After about an hour of waiting teachers come out to put decorations up on the gate, it reads 'Welcome to our graduation day' with decoaration we made on Wednesday with them. The gates open and the children are lined up each side to create a walkway for us which we had to dance up to our seats. Loud music played, building a sense of occassion and the importance of this day. We danced to our seats under a tent where we eere both presented with chief guest badges.

If I had one word to describe this day it would be progress. The children have come a long way from where they were when they were bought to the nursery from the slums when they were 3, the grand occassion celebrates the journey the children have had as well as the journey the school has been on in progressing to improve outcomes for children. This sentence has a very familiar ring to it as I can hear Jane telling the whole Yellow Dot Team about putting the children in the centre of everything we do and this is exactly what the graduation day eluded.

As I write this the day comes across as a fluid transition of events, in Kenya people have no sense of time as they have no urgency to get things done. They gave us a timetable of how the day was going to pan out and we sat down and got presented with our badges at 11.30 when the event was surposed to start at 10.00.

We had an hour of entertainment of children dancing and singing with a sense of Joy for their achievements. We had to individually dance with the children, our sensr of rhythm does not compare to theirs, they find our dancing very funny!

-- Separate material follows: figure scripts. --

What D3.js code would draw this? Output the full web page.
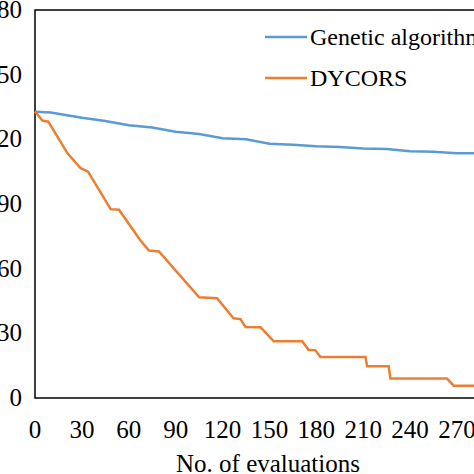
<!DOCTYPE html>
<html><head><meta charset="utf-8">
<script src="https://cdn.jsdelivr.net/npm/d3@7"></script>
<style>body{margin:0;background:#fff}svg{display:block}</style>
</head><body><svg id="c" width="474" height="474"></svg>
<script>
const xTicks=[0,30,60,90,120,150,180,210,240,270];
const yTicks=[0,30,60,90,120,150,180];
const gaX=[0,10,30,45,60,75,90,105,120,135,150,165,180,195,210,225,240,255,270,285];
const gaY=[132.8,132.4,130,128.5,126.5,125.5,123.5,122.5,120.5,120,118,117.5,116.8,116.5,115.8,115.5,114.5,114.2,113.6,113.5];
const dyX=[0,4.7,8.5,20.7,29.2,33.9,48.4,53.7,67.5,72.9,79.3,105,116.5,127,131.5,134.7,144.3,152.8,171,175,179.4,182.6,211.4,212.5,226.3,227.4,263.6,267.9,285];
const dyY=[132.9,128.7,128.2,113.6,106.6,105,87.6,87.3,73.1,68.4,68,46.7,46.3,37,36.6,32.9,32.8,26.3,26.3,22.4,22.1,19,19,14.7,14.7,9,9,5.7,5.7];
const series=[{name:"Genetic algorithm",x:gaX,y:gaY,c:"#5B9BD5"},{name:"DYCORS",x:dyX,y:dyY,c:"#ED7D31"}];
const svg=d3.select("#c");
const x=d3.scaleLinear().domain([0,270]).range([35,457]);
const y=d3.scaleLinear().domain([0,180]).range([398,10]);
const font="'Liberation Serif','Times New Roman',serif";
svg.append("rect").attr("x",35).attr("y",10).attr("width",520).attr("height",388).attr("fill","none").attr("stroke","#000").attr("stroke-width",1.5);
const line=d3.line().x(d=>x(d[0])).y(d=>y(d[1]));
series.forEach(s=>{
 svg.append("path").attr("d",line(s.x.map((v,i)=>[v,s.y[i]]))).attr("fill","none").attr("stroke",s.c).attr("stroke-width",2.5);
});
svg.selectAll(".xt").data(xTicks).enter().append("text").attr("x",d=>x(d)).attr("y",438).attr("text-anchor","middle")
 .attr("font-family",font).attr("font-size",25).text(d=>d);
svg.selectAll(".yt").data(yTicks).enter().append("text").attr("x",22).attr("y",d=>y(d)+8).attr("text-anchor","end")
 .attr("font-family",font).attr("font-size",25).text(d=>d);
svg.append("text").attr("x",268).attr("y",472).attr("text-anchor","middle").attr("font-family",font).attr("font-size",25).text("No. of evaluations");
series.forEach((s,i)=>{
 const ly=37+i*41;
 svg.append("line").attr("x1",265).attr("x2",307).attr("y1",ly).attr("y2",ly).attr("stroke",s.c).attr("stroke-width",2.5);
 svg.append("text").attr("x",310).attr("y",ly+8).attr("font-family",font).attr("font-size",24).text(s.name);
});
</script></body></html>
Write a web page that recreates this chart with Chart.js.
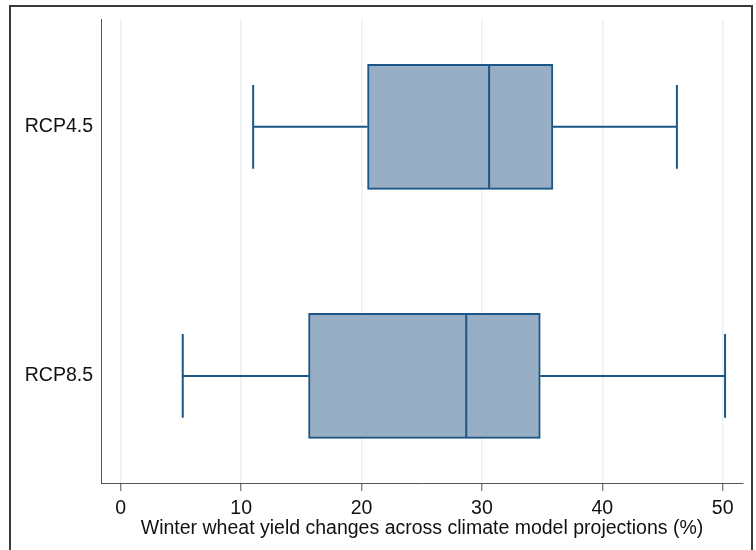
<!DOCTYPE html>
<html>
<head>
<meta charset="utf-8">
<script src="https://cdn.jsdelivr.net/npm/chart.js@4.4.1/dist/chart.umd.min.js"></script>
<style>
  body { margin: 0; background: #fff; }
  #frame {
    position: absolute; left: 9px; top: 5px;
    width: 740px; height: 600px;
    border: 2px solid #3a3a3a;
  }
  #wrap { position: absolute; left: 0; top: 0; width: 756px; height: 550px; }
</style>
</head>
<body>
<div id="frame"></div>
<div id="wrap"><canvas id="chart" width="756" height="550"></canvas></div>
<script>
// box plot summary per scenario (percent yield change)
const scenarios = ["RCP4.5", "RCP8.5"];
const positions = [1, 2];
const whiskerLow = [11.0, 5.15];
const q1 = [20.5, 15.6];
const median = [30.6, 28.7];
const q3 = [35.9, 34.85];
const whiskerHigh = [46.2, 50.2];
const xTicks = [0, 10, 20, 30, 40, 50];

const lineColor = "rgb(28, 86, 134)";
const fillColor = "rgb(151, 174, 196)";
const textFont = { family: "Liberation Sans, Arial, sans-serif", size: 19.5 };

// whiskers, caps and median lines, placed through the chart scales
const boxLines = {
   id: "boxLines",
   afterDatasetsDraw(chart) {
      const { ctx, scales: { x, y } } = chart;
      const meta = chart.getDatasetMeta(0);
      ctx.save();
      ctx.strokeStyle = lineColor;
      ctx.lineWidth = 2;
      positions.forEach((p, i) => {
         const cy = y.getPixelForValue(p);
         const half = meta.data[i].height / 2;
         const cap = half * 0.67;
         const xl = x.getPixelForValue(whiskerLow[i]);
         const x1 = x.getPixelForValue(q1[i]);
         const xm = x.getPixelForValue(median[i]);
         const x3 = x.getPixelForValue(q3[i]);
         const xh = x.getPixelForValue(whiskerHigh[i]);
         ctx.beginPath();
         ctx.moveTo(xl, cy); ctx.lineTo(x1, cy);
         ctx.moveTo(x3, cy); ctx.lineTo(xh, cy);
         ctx.moveTo(xl, cy - cap); ctx.lineTo(xl, cy + cap);
         ctx.moveTo(xh, cy - cap); ctx.lineTo(xh, cy + cap);
         ctx.moveTo(xm, cy - half + 1); ctx.lineTo(xm, cy + half - 1);
         ctx.stroke();
      });
      ctx.restore();
   },
};

const data = {
   datasets: [
      {
         data: positions.map((p, i) => ({ y: p, x: [q1[i], q3[i]] })),
         backgroundColor: fillColor,
         borderColor: lineColor,
         borderWidth: 2,
         borderSkipped: false,
         barThickness: 125,
      },
   ],
};

const config = {
   type: "bar",
   data: data,
   options: {
      indexAxis: "y",
      responsive: false,
      animation: false,
      events: [],
      layout: { padding: { left: 0, top: 19, right: 13, bottom: 10 } },
      plugins: { legend: { display: false }, title: { display: false }, tooltip: { enabled: false } },
      scales: {
         x: {
            type: "linear",
            min: -1.64,
            max: 51.69,
            offset: false,
            afterBuildTicks: (scale) => {
               scale.ticks = xTicks.map((v) => ({ value: v }));
            },
            afterFit: (scale) => {
               scale.height = 57;
            },
            grid: {
               color: "#e8f0f2",
               lineWidth: 1.5,
               tickColor: "#555",
               tickLength: 8,
               tickWidth: 1,
            },
            border: { display: true, color: "#555", width: 1 },
            ticks: { padding: 6, color: "#111", font: textFont },
            title: {
               display: true,
               text: "Winter wheat yield changes across climate model projections (%)",
               color: "#111",
               padding: 0,
               font: textFont,
            },
         },
         y: {
            type: "linear",
            min: 0.57,
            max: 2.43,
            reverse: true,
            offset: false,
            afterBuildTicks: (scale) => {
               scale.ticks = positions.map((v) => ({ value: v }));
            },
            afterFit: (scale) => {
               scale.width = 101;
            },
            grid: { display: false, drawTicks: false },
            border: { display: true, color: "#555", width: 1 },
            ticks: {
               padding: 8,
               color: "#111",
               font: textFont,
               callback: (value) => scenarios[positions.indexOf(value)],
            },
         },
      },
   },
   plugins: [boxLines],
};

const myChart = new Chart(document.getElementById("chart"), config);
</script>
</body>
</html>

We had about 3 hours of speeches, some dragged on a little. Alice and James gave very passionate speeches. They wanted to get across to parents their role in the education of their children. They wanted to remind parents to wake their children up before leaving their home as well as thr importance of paying their fees. Alice works tirelessly to chase fees,  Yellow Dot managers can empathise with this, however the difference is that with getting nursery fees from parents in this Kenya nursery is the difference of these children getting their uniforms and books. Parents often see the money that comes from the charity as free and don't recognise the effort of the team in Asante coffee shop in making sure enough they are making profit to continur to support this school. As the school here grows the money the coffee shops brings to thus nursery gets more diluted.


The top 3 children from each class got presented with a rucksack and a book. You coukd see the importance of having these items as well as the pride they had having these gifts. As a child open their 1 book children flocked to read it, they were actually reading the english words. Mary came up to us with such a proud smile showing of her prizes, she tells us she got these items becuase she came 2nd in her class because she worked hard.

After the ceremony everyone was offered a meal, the rice did look very clean :)  The children  sat eating their food, some sharing off their friends plate and others eating with their food with their hands. Those presented with rucksacks sat clutching their bags while eating their food as this gift presents their hard word. When i asked one boy what he was going to do with his bag he said he was going to put his clothes in it because he didn't have anywhere else to keep them.